401(k) Fallout from Warren’s Health Care Plan

401k, retirement, taxes, Trump

Something for nothing?

[Correction: The article originally reported that the financial transaction tax in Warren’s proposal would be one basis point. The tax would actually be 10 basis points.] 

The 401(k) sector (and financial services overall) is reacting to Friday’s release of Elizabeth Warren’s plan to provide “Medicare for All,” with concern centering on the possibility it will tax investors and therefore make it more difficult to save for retirement.

While the impact to 401(k)s savers is not directly addressed in the plan, Warren promises no new taxes on the middle class in order to pay for the audacious proposal.

However, shifting resources and the opportunity costs that result have critics skeptical of her promise.

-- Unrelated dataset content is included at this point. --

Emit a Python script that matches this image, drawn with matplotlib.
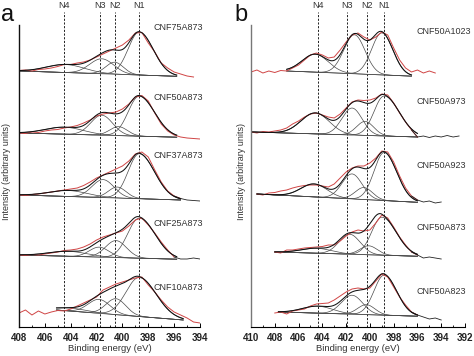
import numpy as np
import matplotlib
matplotlib.use("Agg")
import matplotlib.pyplot as plt
from matplotlib.ticker import MultipleLocator

plt.rcParams['font.family'] = ['Liberation Sans', 'DejaVu Sans']

W, H = 474, 356
fig = plt.figure(figsize=(W / 100, H / 100), dpi=100)

# ---------------- panel a ----------------
a_samples = ["CNF75A873", "CNF50A873", "CNF37A873", "CNF25A873", "CNF10A873"]
a_label_y = [297, 228, 169, 102, 38]
a_line_names = ["N4", "N3", "N2", "N1"]
a_line_pos = [404.5, 401.7, 400.6, 398.7]
a_data_start = [408.0, 408.0, 408.0, 408.0, 408.0]
a_data = [
    [254.5, 255, 254, 255.5, 256, 257, 258.5, 260.5, 260.5, 262, 263, 265, 268, 271,
     274, 277, 280, 285, 292, 292.5, 282, 273, 262, 257, 253, 251, 249, 248],
    [192, 191.5, 193, 192.5, 194, 195, 195.5, 197, 198, 199.5, 202, 205, 209, 211,
     212, 213, 216, 221, 228, 229.5, 224, 212, 201, 194, 190, 188, 187, 186.5, 186],
    [130, 129.5, 130.5, 131, 132, 133, 134, 135, 136, 137, 139.5, 143, 147, 150,
     153, 156, 159, 164, 171, 173, 168, 155, 143, 134, 129, 126.5, 125, 124.5, 124],
    [70, 69.5, 70.5, 70, 71, 72, 73, 74.5, 75, 76, 78, 81, 85, 88,
     90, 92, 94, 99, 105, 107, 100, 92, 83, 75, 68, 66, 66, 67, 66],
    [12, 15, 10, 14, 11, 13, 14.5, 14, 16, 19, 22, 25, 28, 35,
     38, 41, 43, 45, 47, 48, 40, 33, 25, 18, 13, 10, 7, 3, 2],
]
a_base = [(408.0, 254, 395.8, 248.7), (408.0, 192, 395.8, 187.8), (408.0, 130, 395.5, 125),
          (408.0, 70, 395.8, 65.8), (405.1, 15, 395.3, 5)]
a_cen = [[398.7, 400.6, 401.6, 404.4], [398.7, 400.3, 401.6, 404.5], [398.7, 400.4, 401.5, 404.2],
         [398.7, 400.5, 401.8, 404.2], [398.7, 400.5, 401.8, 404.0]]
a_amp = [[43, 12, 15, 8], [40, 9, 20, 7], [45, 11, 18, 6], [40, 17, 10, 5], [39, 16, 14, 3]]
a_fwhm = [[2.0, 1.6, 2.2, 3.5], [2.0, 1.6, 2.0, 3.5], [2.0, 1.6, 2.0, 3.5],
          [2.1, 1.9, 1.8, 3.5], [2.4, 1.8, 2.0, 3.0]]
a_n1_tail = [2.55, 2.8, 2.8, 2.9, 3.1]   # low-BE side FWHM of N1
a_black_tail = [False, False, True, True, False]
a_xticks = [408, 406, 404, 402, 400, 398, 396, 394]

# ---------------- panel b ----------------
b_samples = ["CNF50A1023", "CNF50A973", "CNF50A923", "CNF50A873", "CNF50A823"]
b_label_y = [293, 223, 159, 98, 33]
b_line_names = ["N4", "N3", "N2", "N1"]
b_line_pos = [404.35, 401.9, 400.25, 398.8]
b_data_start = [410.0, 410.0, 409.5, 408.0, 408.0]
b_data = [
    [253, 255, 252, 254, 252.5, 254.5, 254, 257, 260, 265, 270, 272, 270, 267, 268, 275,
     283, 290, 292, 288, 285, 288, 293, 290, 277, 265, 257, 253, 255, 252, 254, 252],
    [193, 192, 193.5, 193, 194, 195, 197, 201, 204, 208, 211, 212, 210, 208, 207, 211, 217, 223,
     225, 224.5, 225, 227, 231, 230, 222, 212, 203, 195, 188, 189, 187.5, 189, 188, 189.5, 188, 189],
    [131, 130, 132, 132.5, 134, 135, 137, 138.5, 139.5, 140, 140, 139, 138, 141, 147, 153,
     157, 159, 159, 162, 167, 174, 173, 163, 149, 137, 129, 125, 123, 124, 122, 123],
    [73, 72, 75, 75, 76, 77, 77.5, 78, 78.5, 80, 80, 84, 89, 93, 95,
     94, 95, 102, 110, 107, 98, 88, 80, 73, 70, 67, 68, 67, 66],
    [12, 13, 11, 14, 15, 16, 19, 21, 21.5, 22, 25, 29, 33, 36, 37,
     36, 37, 44, 51, 48, 38, 28, 20, 13, 10, 8, 6, 7, 5],
]
b_base = [(407.0, 254, 396.5, 248.85), (410.0, 193, 396.0, 188), (409.5, 131, 396.0, 122.7),
          (408.0, 73, 396.0, 68.75), (407.7, 13, 396.0, 8.8)]
b_cen = [[399.0, 401.3, 404.6], [398.8, 400.4, 401.5, 404.6], [398.8, 400.5, 401.5, 404.7],
         [399.0, 400.1, 401.7, 404.5], [398.8, 400.3, 401.5, 404.4]]
b_amp = [[42, 39, 18], [40, 14, 27, 21], [48, 12, 25, 13], [38, 9, 20, 5], [40, 10, 19, 7]]
b_fwhm = [[2.0, 2.1, 2.6], [2.0, 1.7, 2.0, 2.8], [2.0, 1.7, 2.0, 2.6],
          [2.0, 1.7, 2.1, 3.0], [2.0, 1.7, 2.1, 3.0]]
b_n1_tail = [2.2, 3.0, 2.5, 2.9, 2.5]
b_black_tail = [False, True, True, True, True]
b_xticks = [410, 408, 406, 404, 402, 400, 398, 396, 394, 392]

RED = "#d04545"
GREY = "#4a4a4a"
STEP = 0.5


def peak(x, c, h, w_hi, w_lo):
    w = np.where(x >= c, w_hi, w_lo)
    return h * np.exp(-4 * np.log(2) * ((x - c) / w) ** 2)


def draw_panel(ax, xlim, xticks, samples, label_y, label_x,
               names, pos, starts, data, base, cen, amp, fwhm, tail, black_tail,
               spine_color):
    ax.set_xlim(*xlim)
    ax.set_ylim(-2, 313)
    for s in ["top", "right"]:
        ax.spines[s].set_visible(False)
    ax.spines["left"].set_bounds(-2, 300)
    ax.spines["left"].set_color(spine_color)
    ax.spines["left"].set_linewidth(1.0)
    ax.spines["bottom"].set_linewidth(0.8)
    ax.set_yticks([])
    ax.set_xticks(xticks)
    ax.xaxis.set_minor_locator(MultipleLocator(1))
    ax.tick_params(axis="x", which="major", direction="in", length=3, width=0.7,
                   pad=4, labelsize=7)
    ax.tick_params(axis="x", which="minor", direction="in", length=1.8, width=0.6)
    for lab in ax.get_xticklabels():
        lab.set_fontweight("bold")
        lab.set_color("#222222")

    for n, p in zip(names, pos):
        ax.plot([p, p], [-2, 313], color="#222222", lw=0.7, ls=(0, (2.2, 1.6)))
        ax.text(p, 320, n, ha="center", va="center", fontsize=6.5, color="#333333")

    for i in range(len(samples)):
        y = np.array(data[i])
        x = starts[i] - STEP * np.arange(len(y))
        eL, hL, eR, hR = base[i]
        xf = np.linspace(eL, eR, 300)
        bl = hL + (hR - hL) * (xf - eL) / (eR - eL)
        total = bl.copy()
        for k, (c, h, w) in enumerate(zip(cen[i], amp[i], fwhm[i])):
            w_lo = tail[i] if k == 0 else w
            g = peak(xf, c, h, w, w_lo)
            total += g
            ax.plot(xf, bl + g, color=GREY, lw=0.5)
        ax.plot(xf, bl, color=GREY, lw=0.5)
        if black_tail[i]:
            m = x >= eR
            ax.plot(x[m], y[m], color=RED, lw=0.7)
            m2 = x <= eR + STEP
            ax.plot(x[m2], y[m2], color="#222222", lw=0.6)
        else:
            ax.plot(x, y, color=RED, lw=0.7)
        ax.plot(xf, total, color="#111111", lw=0.75)
        ax.text(label_x, label_y[i], samples[i], ha="left", va="center",
                fontsize=6.5, color="#333333")


ax_a = fig.add_axes([19 / W, 1 - 327 / H, 181 / W, 315 / H])
draw_panel(ax_a, (408, 394), a_xticks, a_samples, a_label_y, 397.6,
           a_line_names, a_line_pos, a_data_start, a_data, a_base, a_cen, a_amp, a_fwhm,
           a_n1_tail, a_black_tail, "#111111")
ax_a.set_xlabel("Binding energy (eV)", fontsize=6.8, color="#333333", labelpad=1)

ax_b = fig.add_axes([251 / W, 1 - 327 / H, 214 / W, 315 / H])
draw_panel(ax_b, (410, 392), b_xticks, b_samples, b_label_y, 396.1,
           b_line_names, b_line_pos, b_data_start, b_data, b_base, b_cen, b_amp, b_fwhm,
           b_n1_tail, b_black_tail, "#777777")
ax_b.set_xlabel("Binding energy (eV)", fontsize=6.8, color="#333333", labelpad=1)

fig.text(7 / W, 1 - 171 / H, "Intensity (arbitrary units)", rotation=90,
         ha="center", va="center", fontsize=6.5, color="#333333")
fig.text(241 / W, 1 - 171 / H, "Intensity (arbitrary units)", rotation=90,
         ha="center", va="center", fontsize=6.5, color="#333333")
fig.text(8 / W, 1 - 15 / H, "a", ha="center", va="center", fontsize=17, color="#111111")
fig.text(241 / W, 1 - 15 / H, "b", ha="center", va="center", fontsize=17, color="#111111")

fig.savefig("out.png", dpi=100)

In “Ending the Stranglehold of Health Care Costs on American Families,” she refers to the financial industry specifically, writing that, “It’s been more than ten years since the 2008 financial crisis, and while a lot of families are still dealing with the aftereffects, the financial sector is making record, eye-popping profits.”

Meanwhile, she adds the risk of another financial crisis remains unacceptably high.

A ‘small’ tax

Her answer is to impose “targeted taxes and fees on financial firms, that can generate needed revenue and also make our financial system safer and more secure.”

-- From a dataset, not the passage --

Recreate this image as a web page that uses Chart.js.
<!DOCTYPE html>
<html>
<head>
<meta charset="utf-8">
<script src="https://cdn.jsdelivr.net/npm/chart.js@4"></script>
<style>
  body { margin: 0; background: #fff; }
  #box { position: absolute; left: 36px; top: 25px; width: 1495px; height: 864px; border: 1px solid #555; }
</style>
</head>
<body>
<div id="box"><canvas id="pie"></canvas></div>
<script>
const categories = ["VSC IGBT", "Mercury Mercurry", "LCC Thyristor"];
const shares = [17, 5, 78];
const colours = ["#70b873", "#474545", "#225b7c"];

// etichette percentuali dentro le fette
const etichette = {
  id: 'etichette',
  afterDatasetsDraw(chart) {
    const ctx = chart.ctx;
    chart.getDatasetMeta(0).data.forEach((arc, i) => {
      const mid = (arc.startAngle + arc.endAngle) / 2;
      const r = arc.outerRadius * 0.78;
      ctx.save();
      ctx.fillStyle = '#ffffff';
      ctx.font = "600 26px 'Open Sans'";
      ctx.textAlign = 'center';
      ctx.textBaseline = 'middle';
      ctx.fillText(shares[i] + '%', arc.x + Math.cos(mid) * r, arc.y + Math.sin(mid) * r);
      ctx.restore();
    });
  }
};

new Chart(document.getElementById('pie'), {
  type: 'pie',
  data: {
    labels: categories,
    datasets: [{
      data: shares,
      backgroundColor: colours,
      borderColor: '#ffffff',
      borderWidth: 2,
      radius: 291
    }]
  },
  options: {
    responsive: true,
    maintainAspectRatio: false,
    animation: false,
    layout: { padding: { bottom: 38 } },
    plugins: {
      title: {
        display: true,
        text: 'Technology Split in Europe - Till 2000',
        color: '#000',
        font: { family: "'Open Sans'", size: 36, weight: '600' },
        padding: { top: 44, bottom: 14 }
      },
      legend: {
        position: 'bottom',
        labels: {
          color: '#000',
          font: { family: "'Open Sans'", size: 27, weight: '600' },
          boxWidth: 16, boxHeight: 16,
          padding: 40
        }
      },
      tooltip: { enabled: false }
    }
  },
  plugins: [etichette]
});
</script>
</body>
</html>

Her targeted taxes and fees include “a small tax on financial transactions” of 10 basis points which Warren claims would generate about $800 billion in revenue over the next ten years.

“The tax would be assessed on and collected from financial firms and would likely have little to no effect on most investors,” she argues. “Instead, according to experts, the tax could help decrease what Americans pay in fees for their investments and reduce the size of relatively unproductive parts of the financial sector.”

In an era of falling fees, Warren then suggests the opposite, calling for “a fee on big banks that encourages them to take on fewer liabilities and reduce the risk they pose to the financial system. A small fee that applies only to the forty or so largest banks in the country would generate an additional $100 billion over the next ten years—while making our financial system more safe and resilient.”